Le maître du mime Etienne Decroux
Notice
Considéré à juste titre comme le grand rénovateur du mime, Étienne Decroux réalise ici quelques démonstrations et s'explique sur son art de l'acteur.
Éclairage
Etienne Decroux (1898-1991) exerce différents métiers (bâtiment, apprenti boucher...) avant d'être mobilisé pour trois ans en 1917, comme brancardier et aide-soignant, entre autre.
Adepte de Proudhon, il fréquente les milieux libertaires. Se destinant à une carrière politique et voulant devenir orateur politique, il répond à une petite annonce qui propose une formation gratuite pour tenir le rôle de figurant au théâtre du Vieux Colombier. Il est admis en 1923 à l'Ecole du Vieux Colombier, dirigée par Jacques Copeau. Il y découvre, ébloui, des « scènes sans paroles » que les élèves composaient « corps nus, faces voilées » [1].
En 1925, il fait ses débuts au théâtre, chez Louis Jouvet et Gaston Baty.
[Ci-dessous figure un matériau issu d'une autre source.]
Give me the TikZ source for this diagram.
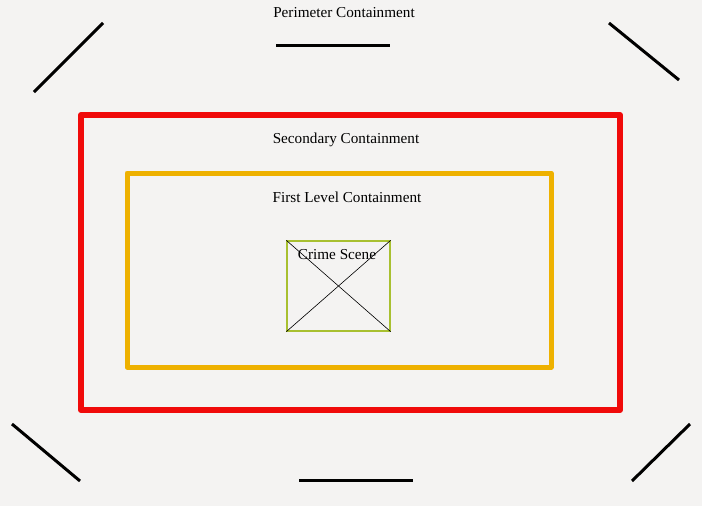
\documentclass[tikz,border=0pt]{standalone}
\usepackage{fontspec}
\setmainfont{Liberation Serif}
\definecolor{bg}{HTML}{F4F3F2}
\definecolor{redc}{HTML}{F00A0A}
\definecolor{orangec}{HTML}{EEB100}
\definecolor{scenec}{HTML}{A8C030}
\begin{document}
\begin{tikzpicture}[x=1pt,y=-1pt,
  perim/.style={line width=3pt, black},
  lbl/.style={inner sep=0pt, font=\fontsize{15.2}{17}\selectfont}]
\fill[bg] (0,0) rectangle (702,506);
\useasboundingbox (0,0) rectangle (702,506);
% perimeter line pieces
\coordinate (tl1) at (34,92); \coordinate (tl2) at (103,23);
\coordinate (tr1) at (609,23); \coordinate (tr2) at (679,80);
\coordinate (tm1) at (276,45); \coordinate (tm2) at (390,45);
\coordinate (bl1) at (12,424); \coordinate (bl2) at (80,481);
\coordinate (br1) at (632,481); \coordinate (br2) at (690,424);
\coordinate (bm1) at (299,480); \coordinate (bm2) at (413,480);
\draw[perim] (tl1) -- (tl2);
\draw[perim] (tr1) -- (tr2);
\draw[perim] (tm1) -- (tm2);
\draw[perim] (bl1) -- (bl2);
\draw[perim] (br1) -- (br2);
\draw[perim] (bm1) -- (bm2);
% containment boxes
\draw[redc, line width=6pt, line join=round] (81,115) rectangle (620,410);
\draw[orangec, line width=5pt, line join=round] (127,173) rectangle (551,367);
% crime scene
\node[draw=scenec, line width=1.3pt, minimum width=103pt, minimum height=90pt, inner sep=0pt] (scene) at (338.5,286) {};
\draw[black, line width=0.6pt] (scene.north west) -- (scene.south east);
\draw[black, line width=0.6pt] (scene.north east) -- (scene.south west);
% labels
\node[lbl] (perimlbl) at (344,13) {Perimeter Containment};
\node[lbl] (seclbl) at (346,140) {Secondary Containment};
\node[lbl] (firstlbl) at (347,197) {First Level Containment};
\node[lbl] (scenelbl) at (337,255) {Crime Scene};
\end{tikzpicture}
\end{document}
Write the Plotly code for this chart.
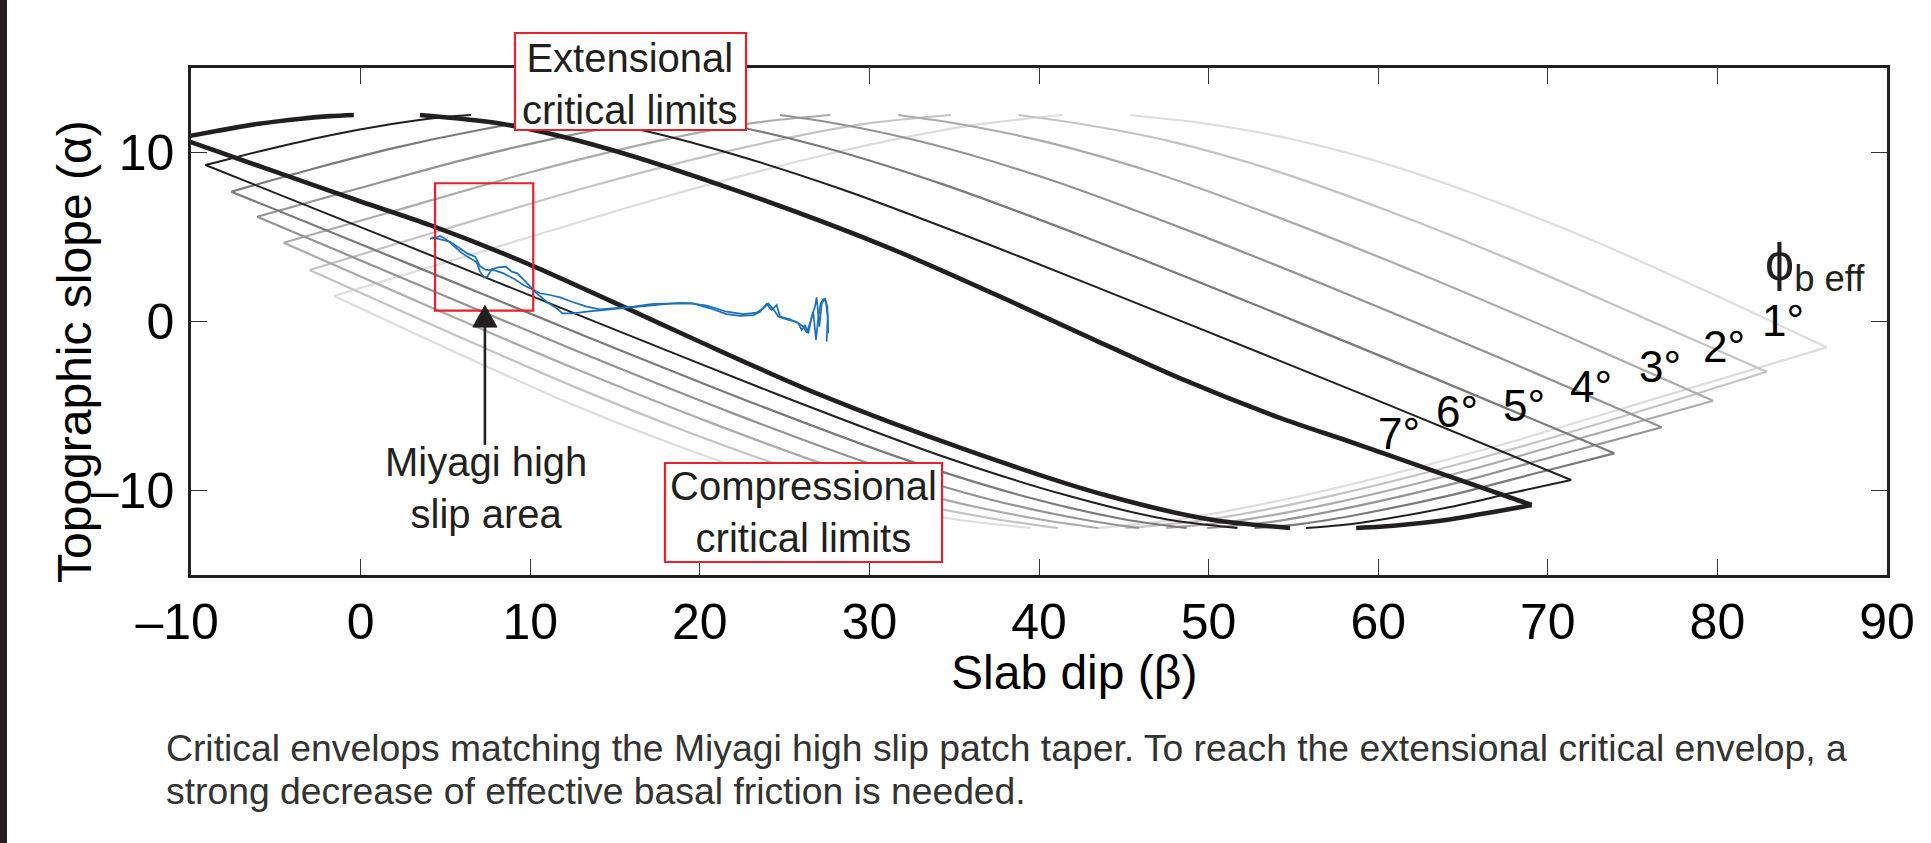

Puis il obtient son premier rôle chez Dullin.
En 1931, il crée son groupe théâtral, « Une graine ».C'est à partir de cette année-là qu'il commence à créer ses premières pièces et à élaborer avec Jean-Louis Barrault, fraîchement arrivé chez Dullin, les bases de son Mime corporel (entre autre la marche sur place).
Acteur de théâtre, il travaille avec Charles Dullin, Louis Jouvet, Antonin Artaud. Il est aussi acteur de radio, et de cinéma. Il tourne entre autre réalisateurs, avec Pierre Prévert, Jean Vigo, Jacques Becker, Henri Georges Clouzot, Claude Autant-Lara, Marcel Carné (pour lequel il incarne aux côtés de Jean-Louis Barrault, le père de Jean-Gaspard Debureau dans Les Enfants du Paradis en 1943).
En 1943, Dullin invite Etienne Decroux à enseigner à l'école de l'Atelier, où Marcel Marceau suivra ses cours (entre 1944 et 1948).
A partir de 1945 il se consacrera à ses recherches et ses créations. Il fait la rencontre d'Edward Gordon Craig et sera très inspiré par ses écrits à propos de la sur-marionnette. L'énigme qui plane sur la définition de cette sur-marionnette a nourri l'utopie d'acteur d'Etienne Decroux. Pour lui sont nécessaires conjointement : une recherche, l'élaboration d'une discipline d'acteur aux bases solides et claires, la création d'une école, et des partis-pris d'analyse, d'articulation du corps, et de décomposition-recomposition du mouvement. Il fera appel aux vertus du masque pour redonner la primauté au corps sur le visage et les mains qu'il juge trop bavards, au silence par une soustraction temporaire de la parole, à la patience dans la durée, à la notion de figure en privilégiant la statue en mouvement plutôt que le personnage.
Dans son livre Paroles sur le mime [1], p41, il énonce : « le théâtre c'est l'art d'acteur », son corps en est le premier matériau : « Dans notre art, le corps de l'homme est la matière, il faut que ce soit lui qui imite la pensée ».
En opposition à la pantomime du XIXe siècle, il élabore l' « ABC » d'un mime qu'il nomme corporel et dramatique, une grammaire, une syntaxe : une véritable anthropologie de l'acteur, active et efficace pour les acteurs contemporains.
Tout au long de sa vie, il créera plus de 80 pièces, dont certaines constituent un répertoire enseigné encore aujourd'hui (par certains de ses anciens assistants, dont, le Théâtre de l'Ange fou, Thomas Leabhart, Jean Asselin et Denise Boulanger...). Les thèmes font référence à l'homme en lutte (Le passage des hommes sur la terre), au portrait de la pensée (Méditation), au travail (L'Usine, Le Menuisier), à l'engagement politique (Le lyrisme politique), aux rapports amoureux (différents duos), à l'absence (Le fauteuil de l'absent)...
Des tournées auront lieu en Israël, Hollande, Suède, Suisse, Scandinavie, Belgique, Angleterre, USA etc...
Il sera invité à enseigner à l'étranger dans des écoles ou des théâtres renommés : au Piccolo Teatro di Milano par Giorgio Strehler (1953-54), à l'Actor's studio à New-York par Lee Strasberg (1957-58), aux Universités de Waco (Texas) et de New-York (1959), et dans les lieux de ses tournées.
[1] Paroles sur le Mime, Librairie Théâtrale, 1963.